With the right approach, investing in real estate can be a rewarding decision that diversifies an investor’s portfolio and provides a consistent income stream. While this is the goal of every individual who considers real estate, the trouble is that many don’t know where or how to start. The following are some of the ways to invest in real estate.
Real Estate Investment Trusts (REITs)
Real estate investment trusts, or REITs, provide an avenue to invest in real estate without owning any physical property. They’re comparable to mutual funds, in that REITs represent companies that own property such as apartments, office blocks and retail spaces. The dividend pay-out from REITs is one of the aspects that makes them popular, and investors who wish to grow their investments can choose to reinvest these dividends.
REITs are a good starting point for investors looking to get into the real estate market who lack the capital to buy a property. Through the returns earned from a REIT, an investor can eventually accumulate enough to become a property owner.

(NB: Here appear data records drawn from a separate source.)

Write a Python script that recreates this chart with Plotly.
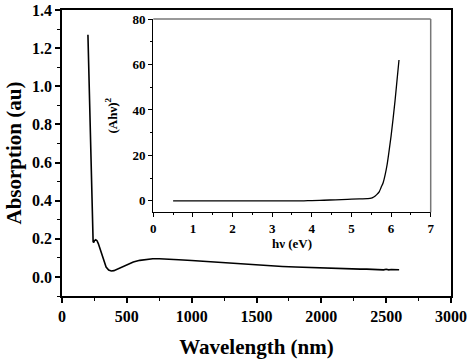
import plotly.graph_objects as go

# Main spectrum
wavelength = [200, 205, 210, 215, 220, 225, 230, 235, 240, 245, 250, 260, 270, 280, 290, 300,
              320, 340, 360, 380, 400, 430, 460, 500, 550, 600, 650, 700, 750, 800, 900,
              1000, 1100, 1200, 1300, 1400, 1500, 1600, 1700, 1800, 1900, 2000, 2100, 2200,
              2300, 2350, 2400, 2420, 2440, 2460, 2480, 2500, 2520, 2540, 2560, 2580, 2600]
absorption = [1.27, 1.12, 0.96, 0.80, 0.65, 0.49, 0.34, 0.22, 0.185, 0.18, 0.19, 0.195, 0.19,
              0.175, 0.155, 0.13, 0.085, 0.052, 0.036, 0.031, 0.033, 0.042, 0.053, 0.066,
              0.078, 0.087, 0.092, 0.095, 0.095, 0.094, 0.090, 0.086, 0.081, 0.076, 0.071,
              0.067, 0.063, 0.059, 0.055, 0.052, 0.049, 0.047, 0.045, 0.043, 0.041, 0.041,
              0.039, 0.041, 0.038, 0.040, 0.037, 0.040, 0.037, 0.039, 0.038, 0.039, 0.038]

# Inset Tauc plot
hv = [0.5, 1.0, 1.5, 2.0, 2.5, 3.0, 3.5, 3.8, 4.0, 4.3, 4.6, 4.9, 5.2, 5.4, 5.5, 5.55,
      5.6, 5.65, 5.7, 5.75, 5.8, 5.85, 5.9, 5.95, 6.0, 6.05, 6.1, 6.15, 6.2]
ahv2 = [0, 0, 0, 0, 0, 0, 0, 0.05, 0.15, 0.3, 0.5, 0.7, 0.9, 1.0, 1.2, 1.6,
        2.2, 3.0, 4.0, 6.0, 8.0, 11.5, 16, 22, 28.5, 36, 44, 53, 62]

# Tick labels
x_ticks = [0, 500, 1000, 1500, 2000, 2500, 3000]
y_ticks = [0.0, 0.2, 0.4, 0.6, 0.8, 1.0, 1.2, 1.4]
x2_ticks = [0, 1, 2, 3, 4, 5, 6, 7]
y2_ticks = [0, 20, 40, 60, 80]

FONT = "Liberation Serif"


def bold(vals, fmt):
    return ["<b>" + fmt.format(v) + "</b>" for v in vals]


fig = go.Figure()
fig.add_trace(go.Scatter(x=wavelength, y=absorption, mode="lines",
                         line=dict(color="black", width=1.6), xaxis="x", yaxis="y"))
fig.add_trace(go.Scatter(x=hv, y=ahv2, mode="lines", line_shape="spline",
                         line=dict(color="black", width=1.3), xaxis="x2", yaxis="y2"))

axis_common = dict(showgrid=False, zeroline=False, showline=True, linecolor="black",
                   ticks="outside", tickcolor="black", tickmode="array", automargin=False,
                   ticklabeloverflow="allow")

fig.update_layout(
    template="none",
    width=474, height=363,
    margin=dict(l=62, r=23, t=10, b=67, autoexpand=False),
    paper_bgcolor="white", plot_bgcolor="white",
    showlegend=False,
    font=dict(family=FONT, color="black", size=14),
    xaxis=dict(**axis_common, range=[0, 3000], tickvals=x_ticks, ticktext=bold(x_ticks, "{:d}"),
               linewidth=1.8, mirror=True, ticklen=5, tickwidth=1.5,
               minor=dict(dtick=250, tick0=0, ticks="outside", ticklen=3, tickcolor="black", tickwidth=1.2),
               tickfont=dict(family=FONT, size=16, color="black"),
               title=dict(text="<b>Wavelength (nm)</b>", font=dict(family=FONT, size=21, color="black"),
                          standoff=15)),
    yaxis=dict(**axis_common, range=[-0.1, 1.4], tickvals=y_ticks, ticktext=bold(y_ticks, "{:.1f}"),
               linewidth=1.8, mirror=True, ticklen=5, tickwidth=1.5,
               minor=dict(dtick=0.1, tick0=0, ticks="outside", ticklen=3, tickcolor="black", tickwidth=1.2),
               tickfont=dict(family=FONT, size=16, color="black"),
               title=dict(text="<b>Absorption (au)</b>", font=dict(family=FONT, size=21, color="black"),
                          standoff=5)),
    xaxis2=dict(**axis_common, domain=[0.2347, 0.9478], anchor="y2", range=[0, 7],
                tickvals=x2_ticks, ticktext=bold(x2_ticks, "{:d}"),
                linewidth=1.2, ticklen=4, tickwidth=1,
                minor=dict(dtick=0.5, tick0=0, ticks="outside", ticklen=2, tickcolor="black", tickwidth=1),
                tickfont=dict(family=FONT, size=13, color="black"),
                title=dict(text="<b>hν (eV)</b>", font=dict(family=FONT, size=13, color="black"),
                           standoff=3)),
    yaxis2=dict(**axis_common, domain=[0.2927, 0.9685], anchor="x2", range=[-5, 80],
                tickvals=y2_ticks, ticktext=bold(y2_ticks, "{:d}"),
                linewidth=1.2, ticklen=4, tickwidth=1,
                minor=dict(dtick=10, tick0=0, ticks="outside", ticklen=2, tickcolor="black", tickwidth=1),
                tickfont=dict(family=FONT, size=13, color="black"),
                title=dict(text="<b>(Ahν)<sup>2</sup></b>", font=dict(family=FONT, size=13, color="black"),
                           standoff=12)),
    shapes=[
        dict(type="line", xref="x2 domain", yref="y2 domain", x0=0, x1=1, y0=1, y1=1,
             line=dict(color="#777777", width=1.5)),
        dict(type="line", xref="x2 domain", yref="y2 domain", x0=1, x1=1, y0=0, y1=1,
             line=dict(color="#777777", width=1.5)),
    ],
)

# remove the page's default 8px body margin so the figure sits at the window origin
fig.write_html("out.html", config={"displayModeBar": False},
               post_script="document.body.style.margin='0';")
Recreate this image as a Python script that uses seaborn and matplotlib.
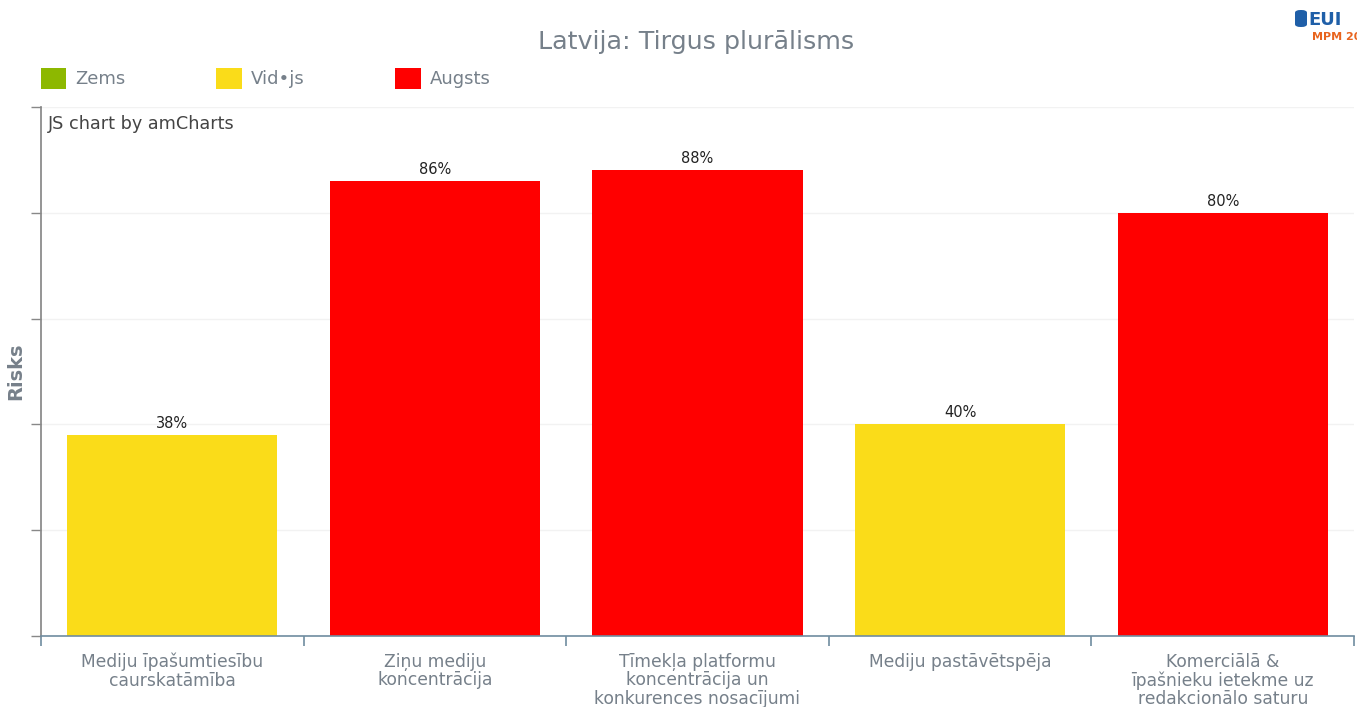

Consider Flipping Properties
Once an investor has the capital to make a down payment on a property, they can choose to rent or flip the house. The latter is the process of purchasing an under-priced house in need of renovations, undertaking the necessary improvements, and selling the house for a profit. While it sounds relatively easy, house flipping requires an accurate understanding of the cost of repairs, which is not always straightforward. Additionally, many investors who flip houses take out mortgages to do so. Using someone else’s cash to renovate might be smart, but holding on to the property for too long reduces the potential income that flows back to the investor.
Rental Properties
Getting into the real estate market as a landlord is a good opportunity for individuals with the skills to manage tenants. However, this approach requires substantial capital to cover any vacant months and meet maintenance costs. As long-time property investor Razi Salih knows, investing in rental properties can provide regular income to the owner, and when they choose to sell the house it will have likely appreciated in value.
The downside to a rental property is that managing tenants can be tedious for an owner to do by themselves. Additionally, having tenants raises the possibility of damage to the property, which the landlord will have to deal with if it occurs.